O general disse ainda que sua administração organizaria eleições livres e justas, embora sem estabelecer uma data para a votação. "Após a transição, pretendemos devolver o poder aos civis, organizando novas eleições livres, transparentes, credíveis e pacíficas", disse Nguema.

Críticos dos militares, porém, manifestam ceticismo. O golpe no Gabão foi o oitavo na África Ocidental e na Central em apenas três anos, em ações que evidenciam a derrocada democrática na região.

Em represália, a União Africana suspendeu o país, cortando-o das atividades e instituições do bloco até que a ordem constitucional seja restabelecida. Líderes da Comunidade Econômica dos Estados da África Central (Ceeac) também se reuniram nesta segunda-feira e decidiram pela suspensão gabonesa.

"Todas as ameaças à paz, à segurança e à estabilidade de qualquer membro da Ceeac têm repercussões para todos os Estados-membros do grupo", escreveu Teodoro Obiang Nguema, o líder da Guiné Equatorial, país que sediou o encontro, em comunicado.

Obiang agora tece os comentários críticos à escalada autoritária no Gabão, mas é ele próprio líder de um regime autoritário e caminha para completar 50 anos no poder.
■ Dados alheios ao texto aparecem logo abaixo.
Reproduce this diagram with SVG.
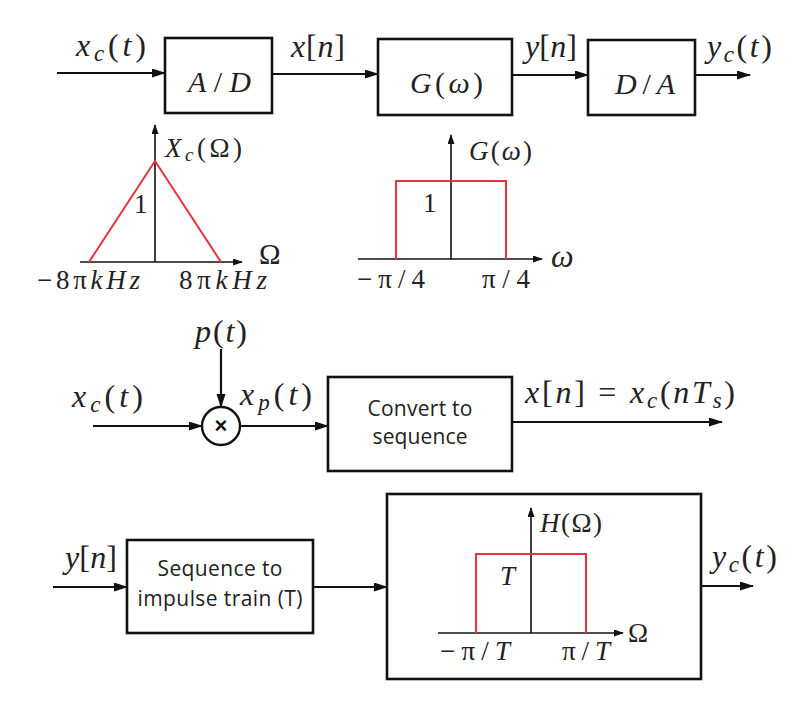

O Gabão é um país de peso para a Ceeac, e sua saída —ainda que, possivelmente, temporária— mexe na estrutura da organização. A sede do grupo estava estabelecida em Libreville, capital gabonesa, desde 1983, ano em que o grupo foi fundado. Agora, a sede está sendo transferida para Malabo, capital da Guiné Equatorial, cujo regime parece se aproveitar da instabilidade política no Gabão para ganhar envergadura política entre os parceiros da África Central.

O principal grupo opositor na política gabonesa, o Alternance 2023 (alternância 2023), que reivindica vitória nas eleições de 26 de agosto, pediu à comunidade internacional que pressione a junta militar a devolver o controle do país aos civis. Membros da aliança tiveram um encontro com Obiang também nesta segunda-feira, de acordo com relatos da agência de notícias Reuters.

O general Nguema disse ter ficado surpreso com as críticas feitas pela comunidade internacional. Segundo ele, os militares agiram para evitar o "derramamento de sangue" no Gabão, afundado numa "grave crise institucional, política, econômica e social".

O relatório mais recente do instituto sueco V-Dem, referência na análise de regimes políticos, descreve o país como uma autocracia eleitoral, com eleições multipartidárias, mas sem outros pilares democráticos.

A tomada de poder encerrou quase seis décadas de controle da família de Bongo, que liderou o país desde 1967. Opositores acusam o clã de corrupção e de cercear a riqueza vinda do setor do petróleo e gás.

Além do cancelamento do pleito, os militares anunciaram o fechamento das fronteiras do Gabão e a dissolução de instituições estatais, incluindo o Senado e a Assembleia Nacional. O grupo diz representar todas as forças de segurança e de Defesa do país africano.

Ainda nesta segunda-feira, os militares anunciaram o restabelecimento do acesso à internet e das transmissões de três grandes meios de comunicação que haviam sido suspensas. O toque de recolher noturno e o fechamento das fronteiras, porém, permanecem.